▸ **PROBLEM TO WORK ON**: Print the lines starting at the line containing "Convert this chart to D3.js code." and ending at the line containing "const axisTop = 93.3;", exactly and in full, without the pictures.

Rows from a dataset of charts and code

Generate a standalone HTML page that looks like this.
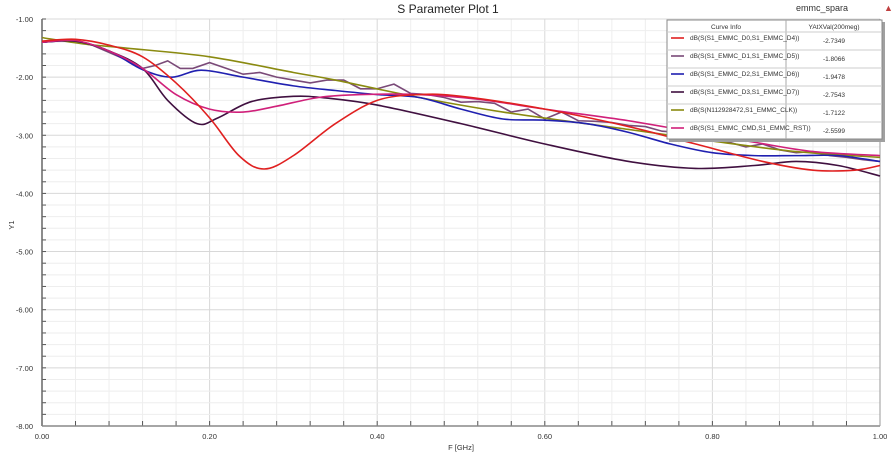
<!DOCTYPE html>
<html><head><meta charset="utf-8"><style>
body{margin:0;background:#fff;width:896px;height:453px;overflow:hidden;font-family:"Liberation Sans",sans-serif}
</style></head><body>
<svg id="s" width="896" height="453" xmlns="http://www.w3.org/2000/svg" font-family="Liberation Sans, sans-serif">
<text x="448" y="13" font-size="12" text-anchor="middle" fill="#222">S Parameter Plot 1</text>
<text x="822" y="11" font-size="9" text-anchor="middle" fill="#333">emmc_spara</text>
<text x="884" y="11" font-size="9" fill="#c04040">▲</text>
<g id="grid"></g>
<g id="curves" fill="none" stroke-width="1.6"></g>
<g id="leg"></g>
</svg>
<script>
const NS="http://www.w3.org/2000/svg";
const X=f=>42+f*838, Y=v=>19+(-1-v)*58.14;
function el(p,t,a,txt){const e=document.createElementNS(NS,t);for(const k in a)e.setAttribute(k,a[k]);if(txt!==undefined)e.textContent=txt;document.getElementById(p).appendChild(e);return e;}
// grid
for(let i=0;i<=25;i++){const x=X(i*0.04);el('grid','line',{x1:x,y1:19,x2:x,y2:426,stroke:i%5==0?'#d8d8d8':'#eeeeee','stroke-width':1});el('grid','line',{x1:x,y1:426,x2:x,y2:421,stroke:'#555'});}
for(let i=0;i<=35;i++){const y=Y(-1-i*0.2);el('grid','line',{x1:42,y1:y,x2:880,y2:y,stroke:i%5==0?'#d8d8d8':'#eeeeee','stroke-width':1});el('grid','line',{x1:42,y1:y,x2:46,y2:y,stroke:'#555'});}
el('grid','line',{x1:42,y1:19,x2:42,y2:426,stroke:'#666','stroke-width':1.5});
el('grid','line',{x1:42,y1:426,x2:880,y2:426,stroke:'#888','stroke-width':1.5});
el('grid','line',{x1:880,y1:19,x2:880,y2:426,stroke:'#999','stroke-width':1});
for(let i=1;i<=8;i++)el('grid','text',{x:33,y:Y(-i)+3,'font-size':7.5,'text-anchor':'end',fill:'#333'},'-'+i+'.00');
for(let i=0;i<=5;i++)el('grid','text',{x:X(i*0.2),y:439,'font-size':7.5,'text-anchor':'middle',fill:'#333'},(i*0.2).toFixed(2));
el('grid','text',{x:X(0.5),y:450,'font-size':7.5,'text-anchor':'middle',fill:'#333'},'F [GHz]');
el('grid','text',{x:14,y:225,'font-size':7.5,'text-anchor':'middle',fill:'#333',transform:'rotate(-90 14 225)'},'Y1');
function smooth(pts){const P=pts.map(p=>[X(p[0]),Y(p[1])]);let d='M'+P[0];for(let i=0;i<P.length-1;i++){const p0=P[Math.max(0,i-1)],p1=P[i],p2=P[i+1],p3=P[Math.min(P.length-1,i+2)];d+=' C'+(p1[0]+(p2[0]-p0[0])/6)+','+(p1[1]+(p2[1]-p0[1])/6)+' '+(p2[0]-(p3[0]-p1[0])/6)+','+(p2[1]-(p3[1]-p1[1])/6)+' '+p2;}return d;}
function lin(pts){return 'M'+pts.map(p=>X(p[0])+','+Y(p[1])).join(' L');}
const curves=[
['#7a4a78',lin([[0,-1.4],[0.03,-1.36],[0.06,-1.45],[0.1,-1.7],[0.12,-1.85],[0.135,-1.8],[0.15,-1.72],[0.165,-1.85],[0.18,-1.85],[0.2,-1.75],[0.22,-1.85],[0.24,-1.95],[0.26,-1.92],[0.28,-2.0],[0.3,-2.05],[0.32,-2.1],[0.34,-2.05],[0.36,-2.05],[0.38,-2.2],[0.4,-2.2],[0.42,-2.12],[0.44,-2.28],[0.46,-2.3],[0.48,-2.35],[0.5,-2.43],[0.52,-2.42],[0.54,-2.45],[0.56,-2.6],[0.58,-2.55],[0.6,-2.72],[0.62,-2.6],[0.64,-2.75],[0.66,-2.76],[0.68,-2.78],[0.7,-2.83],[0.72,-2.85],[0.74,-2.93],[0.76,-2.95],[0.78,-3.05],[0.8,-3.05],[0.82,-3.12],[0.84,-3.2],[0.86,-3.15],[0.88,-3.25],[0.9,-3.3],[0.92,-3.28],[0.94,-3.35],[0.96,-3.38],[0.98,-3.42],[1,-3.45]])],
['#8a8a10',smooth([[0,-1.32],[0.05,-1.43],[0.1,-1.5],[0.2,-1.65],[0.3,-1.92],[0.35,-2.05],[0.45,-2.35],[0.55,-2.6],[0.7,-2.9],[0.8,-3.1],[0.9,-3.28],[1,-3.38]])],
['#2020b0',smooth([[0,-1.4],[0.04,-1.38],[0.08,-1.55],[0.12,-1.87],[0.155,-2.0],[0.19,-1.88],[0.24,-2.0],[0.3,-2.15],[0.35,-2.23],[0.4,-2.3],[0.45,-2.35],[0.5,-2.55],[0.55,-2.72],[0.6,-2.74],[0.65,-2.8],[0.7,-2.95],[0.75,-3.15],[0.8,-3.3],[0.85,-3.35],[0.9,-3.35],[0.95,-3.35],[1,-3.45]])],
['#401040',smooth([[0,-1.4],[0.04,-1.38],[0.08,-1.55],[0.12,-1.85],[0.15,-2.4],[0.185,-2.8],[0.21,-2.7],[0.25,-2.42],[0.3,-2.33],[0.34,-2.36],[0.4,-2.48],[0.5,-2.8],[0.6,-3.15],[0.7,-3.45],[0.78,-3.57],[0.85,-3.52],[0.9,-3.45],[0.95,-3.52],[1,-3.7]])],
['#d0207a',smooth([[0,-1.4],[0.04,-1.37],[0.08,-1.55],[0.12,-1.85],[0.16,-2.3],[0.2,-2.55],[0.24,-2.6],[0.28,-2.5],[0.33,-2.35],[0.38,-2.3],[0.45,-2.3],[0.52,-2.38],[0.6,-2.55],[0.7,-2.75],[0.78,-2.95],[0.85,-3.12],[0.92,-3.28],[1,-3.35]])],
['#e02020',smooth([[0,-1.38],[0.04,-1.35],[0.08,-1.45],[0.12,-1.65],[0.16,-2.1],[0.2,-2.7],[0.235,-3.35],[0.265,-3.58],[0.3,-3.35],[0.35,-2.8],[0.4,-2.4],[0.45,-2.3],[0.5,-2.33],[0.6,-2.55],[0.7,-2.85],[0.78,-3.15],[0.86,-3.45],[0.92,-3.6],[0.97,-3.6],[1,-3.52]])]
];
curves.forEach(c=>el('curves','path',{d:c[1],stroke:c[0]}));
// legend
el('leg','rect',{x:669,y:22,width:216,height:120,fill:'#a0a0a0'});
el('leg','rect',{x:667,y:20,width:215,height:119,fill:'#fff',stroke:'#888'});
el('leg','line',{x1:786,y1:20,x2:786,y2:139,stroke:'#aaa'});
el('leg','text',{x:726,y:29,'font-size':6.5,'text-anchor':'middle',fill:'#333'},'Curve Info');
el('leg','text',{x:834,y:29,'font-size':6.5,'text-anchor':'middle',fill:'#333'},'YAtXVal(200meg)');
const L=[['#e02020','dB(S(S1_EMMC_D0,S1_EMMC_D4))','-2.7349'],['#7a4a78','dB(S(S1_EMMC_D1,S1_EMMC_D5))','-1.8066'],['#2020b0','dB(S(S1_EMMC_D2,S1_EMMC_D6))','-1.9478'],['#401040','dB(S(S1_EMMC_D3,S1_EMMC_D7))','-2.7543'],['#8a8a10','dB(S(N112928472,S1_EMMC_CLK))','-1.7122'],['#d0207a','dB(S(S1_EMMC_CMD,S1_EMMC_RST))','-2.5599']];
L.forEach((r,i)=>{const y=32+i*18;el('leg','line',{x1:667,y1:y,x2:882,y2:y,stroke:'#ccc'});
el('leg','line',{x1:671,y1:y+6,x2:684,y2:y+6,stroke:r[0],'stroke-width':1.6});
el('leg','text',{x:690,y:y+8,'font-size':6.5,fill:'#333'},r[1]);
el('leg','text',{x:834,y:y+11,'font-size':6.5,'text-anchor':'middle',fill:'#333'},r[2]);});
</script>
</body></html>
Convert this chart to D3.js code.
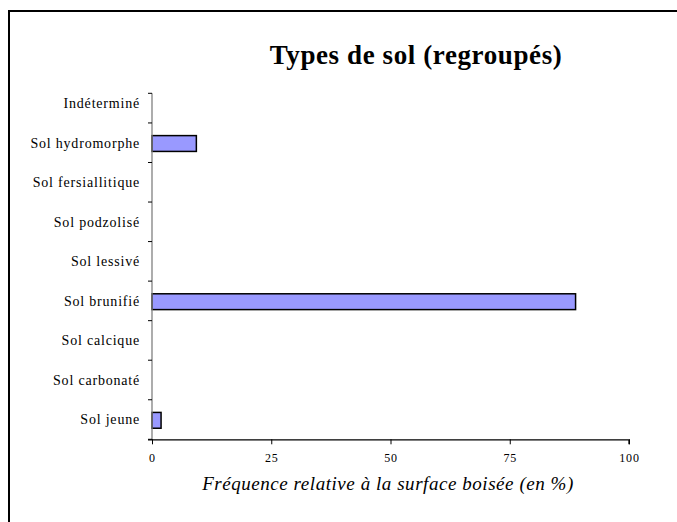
<!DOCTYPE html>
<html><head><meta charset="utf-8">
<script src="https://cdn.jsdelivr.net/npm/d3@7"></script>
<style>
body{margin:0;background:#fff;}
svg{display:block;}
text{font-family:"Liberation Serif","Times New Roman",serif;fill:#000;}
</style></head>
<body>
<svg id="c" width="677" height="522"></svg>
<script>
const categories = ["Sol jeune","Sol carbonaté","Sol calcique","Sol brunifié","Sol lessivé","Sol podzolisé","Sol fersiallitique","Sol hydromorphe","Indéterminé"];
const values = [1.9, 0, 0, 88.8, 0, 0, 0, 9.3, 0];
const xTicks = [0, 25, 50, 75, 100];
const title = "Types de sol (regroupés)";
const xTitle = "Fréquence relative à la surface boisée (en %)";

const svg = d3.select("#c");
// outer frame (cropped on right and bottom)
svg.append("rect").attr("x",9).attr("y",11).attr("width",720).attr("height",600)
  .attr("fill","none").attr("stroke","#000").attr("stroke-width",2);

const x = d3.scaleLinear().domain([0,100]).range([152,629]);
const y = d3.scaleBand().domain(categories).range([439.3,83.4]).paddingInner(0.6).paddingOuter(0.3);
const yb = d3.scaleBand().domain(categories).range([439.3,83.4]);
const axisTop = 93.3;

// bars
svg.selectAll("rect.bar").data(categories.map((c,i)=>({c,v:values[i]})).filter(d=>d.v>0))
  .enter().append("rect").attr("class","bar")
  .attr("x",x(0)).attr("y",d=>y(d.c)+0.8).attr("width",d=>x(d.v)-x(0)).attr("height",y.bandwidth())
  .attr("fill","#9999FF").attr("stroke","#000").attr("stroke-width",1.5);

// y axis line
svg.append("line").attr("x1",x(0)).attr("x2",x(0)).attr("y1",axisTop).attr("y2",yb.range()[0])
  .attr("stroke","#808080").attr("stroke-width",1.3);
// y ticks at band boundaries
const bounds = categories.map(c=>yb(c)).map(v=>Math.max(v,axisTop));
bounds.push(yb.range()[0]);
svg.selectAll("line.yt").data(bounds).enter().append("line").attr("class","yt")
  .attr("x1",x(0)-4).attr("x2",x(0)).attr("y1",d=>d).attr("y2",d=>d)
  .attr("stroke","#000").attr("stroke-width",1);
// y labels
svg.selectAll("text.yl").data(categories).enter().append("text").attr("class","yl")
  .attr("x",140).attr("y",d=>yb(d)+yb.bandwidth()/2+4.8)
  .attr("text-anchor","end").attr("font-size",14).attr("letter-spacing",0.8)
  .text(d=>d);

// x axis
const gx = svg.append("g").attr("transform",`translate(0,${yb.range()[0]})`)
  .call(d3.axisBottom(x).tickValues(xTicks).tickSize(5).tickPadding(9).tickFormat(d3.format("d")));
gx.select(".domain").attr("stroke","#000").attr("stroke-width",1.3).attr("d",`M${x(0)-4},0.5H${x(100)}V5`);
gx.selectAll(".tick line").attr("stroke","#000");
gx.selectAll(".tick text").attr("font-family","Liberation Serif").attr("font-size",12).attr("letter-spacing",0.8).attr("fill","#000");

// titles
svg.append("text").attr("x",416).attr("y",64).attr("text-anchor","middle")
  .attr("font-size",27).attr("font-weight","bold").attr("letter-spacing",0.6).text(title);
svg.append("text").attr("x",388).attr("y",490).attr("text-anchor","middle")
  .attr("font-size",19).attr("font-style","italic").attr("letter-spacing",0.55).text(xTitle);
</script>
</body></html>
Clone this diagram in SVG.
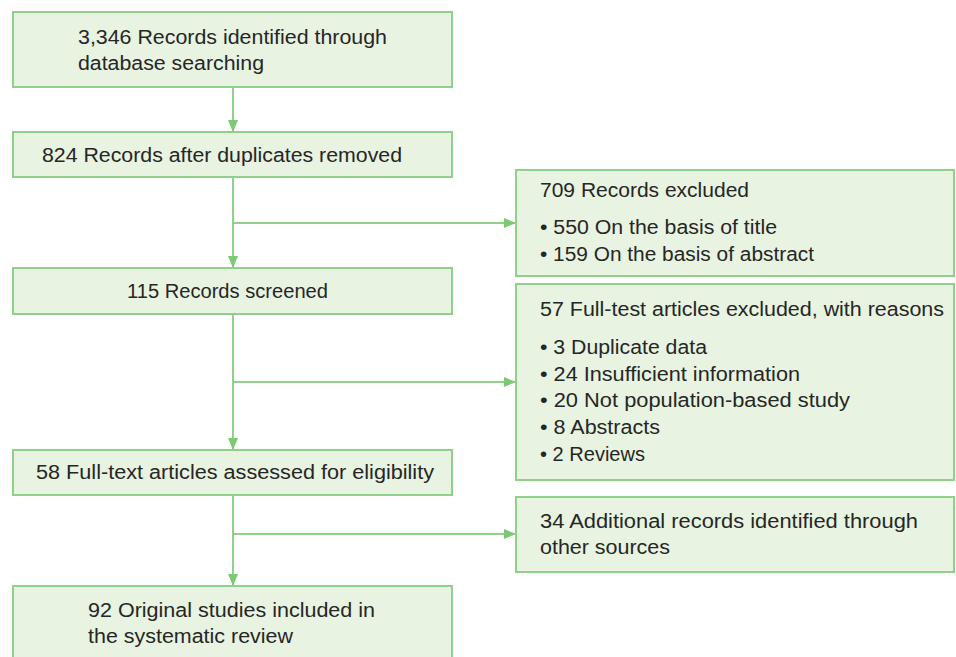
<svg xmlns="http://www.w3.org/2000/svg" width="956" height="657" viewBox="0 0 956 657">
<style>
.box{fill:#e8f3e1;stroke:#8fd18a;stroke-width:2}
.t{font-family:"Liberation Sans",Arial,sans-serif;font-size:20px;fill:#262626}
.c{fill:none;stroke:#8fd18a;stroke-width:2}
</style>
<defs>
<marker id="ah" markerWidth="12" markerHeight="10" refX="12" refY="5" orient="auto" markerUnits="userSpaceOnUse">
<path d="M0,0 L12,5 L0,10 Z" fill="#7dc873"/>
</marker>
</defs>
<rect width="956" height="657" fill="#ffffff"/>
<g id="connectors">
<line class="c" x1="233" y1="88" x2="233" y2="132" marker-end="url(#ah)"/>
<line class="c" x1="233" y1="178" x2="233" y2="268" marker-end="url(#ah)"/>
<line class="c" x1="233" y1="223" x2="516" y2="223" marker-end="url(#ah)"/>
<line class="c" x1="233" y1="315" x2="233" y2="450" marker-end="url(#ah)"/>
<line class="c" x1="233" y1="382" x2="516" y2="382" marker-end="url(#ah)"/>
<line class="c" x1="233" y1="496" x2="233" y2="586" marker-end="url(#ah)"/>
<line class="c" x1="233" y1="534" x2="516" y2="534" marker-end="url(#ah)"/>
</g>
<g id="n1">
<rect class="box" x="13" y="12" width="439" height="75"/>
<text class="t" x="78" y="44" textLength="309" lengthAdjust="spacingAndGlyphs">3,346 Records identified through</text>
<text class="t" x="78" y="70" textLength="186" lengthAdjust="spacingAndGlyphs">database searching</text>
</g>
<g id="n2">
<rect class="box" x="13" y="132" width="439" height="45"/>
<text class="t" x="42" y="162" textLength="360" lengthAdjust="spacingAndGlyphs">824 Records after duplicates removed</text>
</g>
<g id="n3">
<rect class="box" x="516" y="170" width="438" height="106"/>
<text class="t" x="540" y="197" textLength="209" lengthAdjust="spacingAndGlyphs">709 Records excluded</text>
<text class="t" x="540" y="234" textLength="237" lengthAdjust="spacingAndGlyphs">• 550 On the basis of title</text>
<text class="t" x="540" y="261" textLength="274" lengthAdjust="spacingAndGlyphs">• 159 On the basis of abstract</text>
</g>
<g id="n4">
<rect class="box" x="13" y="268" width="439" height="46"/>
<text class="t" x="127" y="298" textLength="201" lengthAdjust="spacingAndGlyphs">115 Records screened</text>
</g>
<g id="n5">
<rect class="box" x="516" y="284" width="438" height="196"/>
<text class="t" x="540" y="316" textLength="404" lengthAdjust="spacingAndGlyphs">57 Full-test articles excluded, with reasons</text>
<text class="t" x="540" y="354" textLength="167" lengthAdjust="spacingAndGlyphs">• 3 Duplicate data</text>
<text class="t" x="540" y="381" textLength="260" lengthAdjust="spacingAndGlyphs">• 24 Insufficient information</text>
<text class="t" x="540" y="407" textLength="310" lengthAdjust="spacingAndGlyphs">• 20 Not population-based study</text>
<text class="t" x="540" y="434" textLength="120" lengthAdjust="spacingAndGlyphs">• 8 Abstracts</text>
<text class="t" x="540" y="461" textLength="105" lengthAdjust="spacingAndGlyphs">• 2 Reviews</text>
</g>
<g id="n6">
<rect class="box" x="13" y="450" width="439" height="45"/>
<text class="t" x="36" y="479" textLength="398" lengthAdjust="spacingAndGlyphs">58 Full-text articles assessed for eligibility</text>
</g>
<g id="n7">
<rect class="box" x="516" y="497" width="438" height="75"/>
<text class="t" x="540" y="528" textLength="378" lengthAdjust="spacingAndGlyphs">34 Additional records identified through</text>
<text class="t" x="540" y="554" textLength="130" lengthAdjust="spacingAndGlyphs">other sources</text>
</g>
<g id="n8">
<rect class="box" x="13" y="586" width="439" height="90"/>
<text class="t" x="88" y="617" textLength="287" lengthAdjust="spacingAndGlyphs">92 Original studies included in</text>
<text class="t" x="88" y="643" textLength="205" lengthAdjust="spacingAndGlyphs">the systematic review</text>
</g>
</svg>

▸ **TASK SOLUTION**:
Convert this chart to D3.js code.
<!DOCTYPE html>
<html><head><meta charset="utf-8">
<script src="https://cdn.jsdelivr.net/npm/d3@7"></script>
<style>
body{margin:0;background:#fff;}
svg{display:block;}
text{font-family:"Liberation Serif","Times New Roman",serif;fill:#000;}
</style></head>
<body>
<svg id="c" width="677" height="522"></svg>
<script>
const categories = ["Sol jeune","Sol carbonaté","Sol calcique","Sol brunifié","Sol lessivé","Sol podzolisé","Sol fersiallitique","Sol hydromorphe","Indéterminé"];
const values = [1.9, 0, 0, 88.8, 0, 0, 0, 9.3, 0];
const xTicks = [0, 25, 50, 75, 100];
const title = "Types de sol (regroupés)";
const xTitle = "Fréquence relative à la surface boisée (en %)";

const svg = d3.select("#c");
// outer frame (cropped on right and bottom)
svg.append("rect").attr("x",9).attr("y",11).attr("width",720).attr("height",600)
  .attr("fill","none").attr("stroke","#000").attr("stroke-width",2);

const x = d3.scaleLinear().domain([0,100]).range([152,629]);
const y = d3.scaleBand().domain(categories).range([439.3,83.4]).paddingInner(0.6).paddingOuter(0.3);
const yb = d3.scaleBand().domain(categories).range([439.3,83.4]);
const axisTop = 93.3;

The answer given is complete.